Obama is Down But Not Out: Escalate the Pressure

The mainstream American media, led by the New York Times, has been forced to acknowledge what world leaders attending the summits in Asia this week already know: U.S. President Barack Obama was the odd man out at Hangzhou and in Laos, as major nations from Eurasia and other parts of the world realign around the New Paradigm, represented most visibly by China’s One Belt, One Road program for Eurasian development.

On Wednesday, the 10 ASEAN heads of state met with Chinese leaders for the 25th anniversary ASEAN-China summit. The meeting was nothing less than a total repudiation of the Obama Administration’s efforts to exploit the illegal Permanent Arbitration Panel in The Hague’s ruling on the South China Sea to drive a wedge between China and its neighbors. The ASEAN leaders joined with China in pledging to develop rules of engagement for the South China Sea, and advancing the New Silk Road and Maritime Silk Road programs that have already enriched the lives of countless citizens of the region. Even Forbes had to admit that China’s investments in the region’s infrastructure have trumped all of the Obama Administration bluster.

Indeed, between the frictions with the Chinese authorities hosting the Hangzhou G-20 summit, and Obama’s falling out with Philippines President Duterte over Obama’s self-righteous plans to pressure the Philippines leader to abandon his hard crackdown on drug traffickers and terrorists, the final Pacific tour of his Presidency has proven to be an unmitigated disaster.

In a similar vein, reports coming out of the Middle East indicate that the Syrian government, with the backing of Russia and Iran, has restored the siege of southeast Aleppo, cutting off rebel forces from the outside world. The full recapturing of Aleppo will fundamentally alter the course of the five-year war, and will force Obama to once again turn to Russian President Putin to find a way out of the diplomatic/military fiasco.

Obama is clearly down.

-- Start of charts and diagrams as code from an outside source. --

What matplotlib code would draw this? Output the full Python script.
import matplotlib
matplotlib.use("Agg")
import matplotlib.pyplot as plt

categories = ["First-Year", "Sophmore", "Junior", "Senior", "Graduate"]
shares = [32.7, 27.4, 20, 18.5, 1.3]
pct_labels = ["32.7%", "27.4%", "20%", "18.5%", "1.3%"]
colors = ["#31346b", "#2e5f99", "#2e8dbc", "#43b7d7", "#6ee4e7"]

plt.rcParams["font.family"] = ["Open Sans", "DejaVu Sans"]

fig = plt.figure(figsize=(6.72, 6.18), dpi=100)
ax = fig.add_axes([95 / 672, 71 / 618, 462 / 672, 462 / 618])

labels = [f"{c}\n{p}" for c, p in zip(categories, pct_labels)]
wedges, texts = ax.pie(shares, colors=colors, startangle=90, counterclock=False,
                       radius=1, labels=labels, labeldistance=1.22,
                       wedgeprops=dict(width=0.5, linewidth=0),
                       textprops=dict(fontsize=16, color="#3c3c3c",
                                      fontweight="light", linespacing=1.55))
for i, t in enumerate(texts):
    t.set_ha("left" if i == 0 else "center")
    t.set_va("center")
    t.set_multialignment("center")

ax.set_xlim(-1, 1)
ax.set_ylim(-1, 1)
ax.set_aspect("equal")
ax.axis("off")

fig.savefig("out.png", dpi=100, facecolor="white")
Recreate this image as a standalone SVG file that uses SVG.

But he is not yet out, and Lyndon LaRouche warned today that Obama must be kept under relentless pressure, to prevent any further actions like the destabilization of Brazil, that was an arrow aimed at the heart of the BRICS.

Obama is facing another imminent devastating defeat, which will resonate all the way to Riyadh and London. Speaker of the House Paul Ryan, under enormous bipartisan pressure, announced on Wednesday that there will be a vote on the JASTA bill on Friday.

Justice Against Sponsors of Terrorism Act would allow for victims and family members who lost loved ones in the 9/11 attacks to sue the Saudi Monarchy. As the Daily Telegraph reported over the summer, if JASTA passes into law, the British Monarchy will also be subject to suit over 9/11 and other acts of British protection and sponsorship of international terrorism. President Obama has vowed to veto JASTA if it reaches his desk—and that may very well happen on the 15th anniversary of 9/11, with all eyes on New York City, where a weekend of historic commemorative events will be occurring, centered around the Schiller Institute Chorus’ participation in four memorial concerts in New York and New Jersey, honoring those who died in the 9/11 attacks and in the rescue efforts that followed.

After the CDU’s stunning defeat in Chancellor Angela Merkel’s own home state in eastern Germany, the Merkel government is also on the ropes. It is essential that a major change in economic policy is enacted in Germany, and that can only come in a post-Merkel, post-Schaeuble situation. The Deutsche Bank crisis is becoming more and more obvious, with parallels between Deutsche Bank today, and Lehman Brothers on the eve of bankruptcy, appearing in Thestreet.com and other financial publications.

We have reached a truly historic moment. Leaders representing a majority of the world’s population are coming together around a new, future-oriented paradigm of collaboration, and the series of summit meetings, starting in Vladivostok and continuing in Hangzhou and Laos, have advanced the cause beyond expectation.